REQUIREMENTS: With the images removed, repeat the data below exactly.
◇ ◇ ◇
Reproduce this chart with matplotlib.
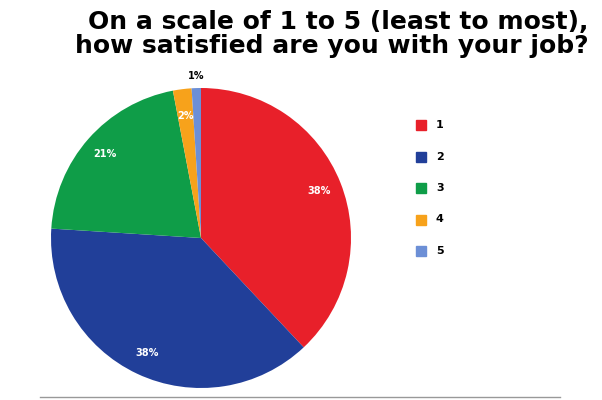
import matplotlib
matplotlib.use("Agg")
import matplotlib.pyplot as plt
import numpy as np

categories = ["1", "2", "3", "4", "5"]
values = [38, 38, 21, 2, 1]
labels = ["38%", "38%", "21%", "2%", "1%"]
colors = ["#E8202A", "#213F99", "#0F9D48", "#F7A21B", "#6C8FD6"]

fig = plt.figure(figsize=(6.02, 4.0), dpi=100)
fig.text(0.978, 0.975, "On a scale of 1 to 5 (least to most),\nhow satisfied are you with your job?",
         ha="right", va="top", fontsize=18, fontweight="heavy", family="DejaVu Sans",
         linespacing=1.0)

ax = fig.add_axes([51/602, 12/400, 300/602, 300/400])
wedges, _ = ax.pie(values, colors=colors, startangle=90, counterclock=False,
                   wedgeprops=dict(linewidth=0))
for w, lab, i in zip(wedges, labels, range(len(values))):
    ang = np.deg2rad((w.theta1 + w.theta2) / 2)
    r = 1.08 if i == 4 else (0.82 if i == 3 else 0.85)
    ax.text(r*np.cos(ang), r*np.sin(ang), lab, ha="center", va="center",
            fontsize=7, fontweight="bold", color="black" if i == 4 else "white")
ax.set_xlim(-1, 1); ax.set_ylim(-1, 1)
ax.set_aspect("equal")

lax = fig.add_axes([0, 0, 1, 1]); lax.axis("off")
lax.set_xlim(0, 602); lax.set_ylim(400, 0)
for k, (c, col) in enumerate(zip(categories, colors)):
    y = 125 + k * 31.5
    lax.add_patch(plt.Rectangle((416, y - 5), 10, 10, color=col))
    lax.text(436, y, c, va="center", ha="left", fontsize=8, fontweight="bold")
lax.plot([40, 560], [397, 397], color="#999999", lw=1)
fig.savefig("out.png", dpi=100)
◇ ◇ ◇
WRITTEN REPLY:
Reproduce this chart with matplotlib.
import matplotlib
matplotlib.use("Agg")
import matplotlib.pyplot as plt
import numpy as np

categories = ["1", "2", "3", "4", "5"]
values = [38, 38, 21, 2, 1]
labels = ["38%", "38%", "21%", "2%", "1%"]
colors = ["#E8202A", "#213F99", "#0F9D48", "#F7A21B", "#6C8FD6"]

fig = plt.figure(figsize=(6.02, 4.0), dpi=100)
fig.text(0.978, 0.975, "On a scale of 1 to 5 (least to most),\nhow satisfied are you with your job?",
         ha="right", va="top", fontsize=18, fontweight="heavy", family="DejaVu Sans",
         linespacing=1.0)

ax = fig.add_axes([51/602, 12/400, 300/602, 300/400])
wedges, _ = ax.pie(values, colors=colors, startangle=90, counterclock=False,
                   wedgeprops=dict(linewidth=0))
for w, lab, i in zip(wedges, labels, range(len(values))):
    ang = np.deg2rad((w.theta1 + w.theta2) / 2)
    r = 1.08 if i == 4 else (0.82 if i == 3 else 0.85)
    ax.text(r*np.cos(ang), r*np.sin(ang), lab, ha="center", va="center",
            fontsize=7, fontweight="bold", color="black" if i == 4 else "white")
ax.set_xlim(-1, 1); ax.set_ylim(-1, 1)
ax.set_aspect("equal")

lax = fig.add_axes([0, 0, 1, 1]); lax.axis("off")
lax.set_xlim(0, 602); lax.set_ylim(400, 0)
for k, (c, col) in enumerate(zip(categories, colors)):
    y = 125 + k * 31.5
    lax.add_patch(plt.Rectangle((416, y - 5), 10, 10, color=col))
    lax.text(436, y, c, va="center", ha="left", fontsize=8, fontweight="bold")
lax.plot([40, 560], [397, 397], color="#999999", lw=1)
fig.savefig("out.png", dpi=100)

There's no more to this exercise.